Calculating these eigenvalues is a process typically covered in higher-level mathematics. For this specific matrix, the calculated eigenvalues are -5, 3, and -1.

**step3 Formulate the Equation in Principal Axes**

Using these special numbers as coefficients, we can now write the equation of the surface in a new coordinate system, denoted by $$x', y',$$ and $$z'$$. In this new system, there are no mixed terms like $$xy$$, making the surface's form clearer.

$$-5 x'^2 + 3 y'^2 - 1 z'^2 = 15$$

This equation represents the same surface, but it is now aligned with axes that reveal its fundamental shape more directly.

**step4 Identify the Type of Quadric Surface**

The form of the equation $$-5 x'^2 + 3 y'^2 - z'^2 = 15$$ helps us identify the type of quadric surface. Since there are two negative squared terms and one positive squared term, and it equals a positive constant, this surface is known as a hyperboloid of two sheets.

$$\frac{y'^2}{5} - \frac{x'^2}{3} - \frac{z'^2}{15} = 1$$

This surface consists of two separate, distinct parts, resembling two bowls facing each other.

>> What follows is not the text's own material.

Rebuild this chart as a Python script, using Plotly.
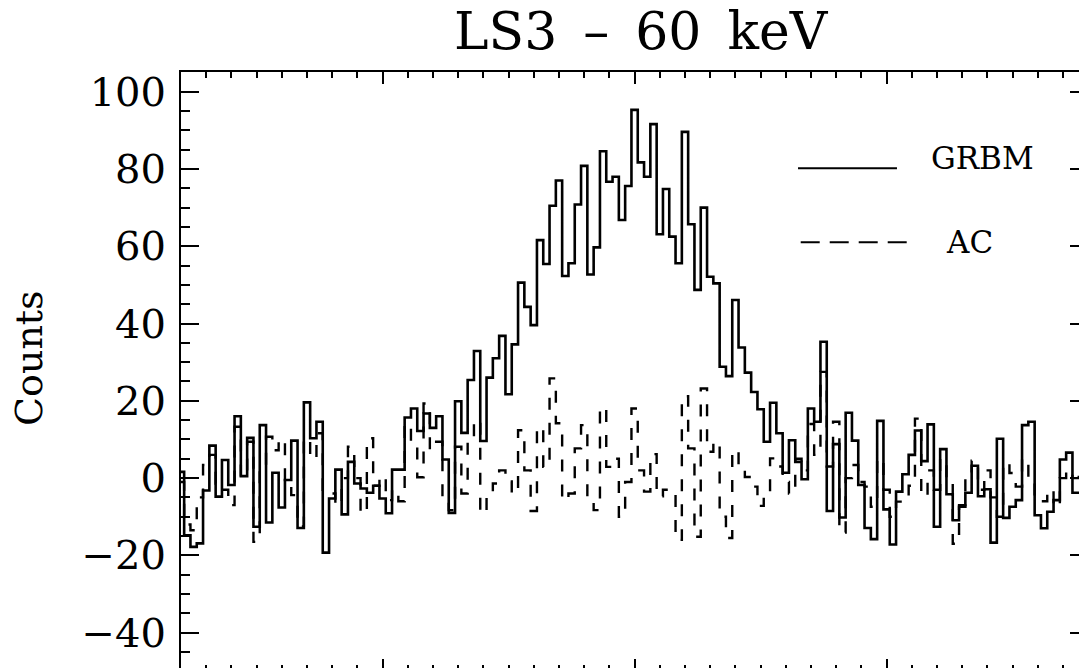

**step5 Calculate the Shortest Distance from the Origin**

To find the shortest distance from the origin (0,0,0) to this hyperboloid of two sheets, we need to find the points on the surface that are closest to the origin. For this type of surface, these points lie along the axis corresponding to the positive term in the standard form.

In our transformed equation $$\frac{y'^2}{5} - \frac{x'^2}{3} - \frac{z'^2}{15} = 1$$, the closest points occur when $$x'=0$$ and $$z'=0$$.

$$\frac{y'^2}{5} - \frac{0^2}{3} - \frac{0^2}{15} = 1$$

$$\frac{y'^2}{5} = 1$$

$$y'^2 = 5$$

$$y' = \pm\sqrt{5}$$

The points closest to the origin are $$(0, \sqrt{5}, 0)$$ and $$(0, -\sqrt{5}, 0)$$ in the new coordinate system. The distance from the origin to either of these points is simply the absolute value of the $$y'$$ coordinate.

$$\text{Shortest Distance} = \sqrt{5}$$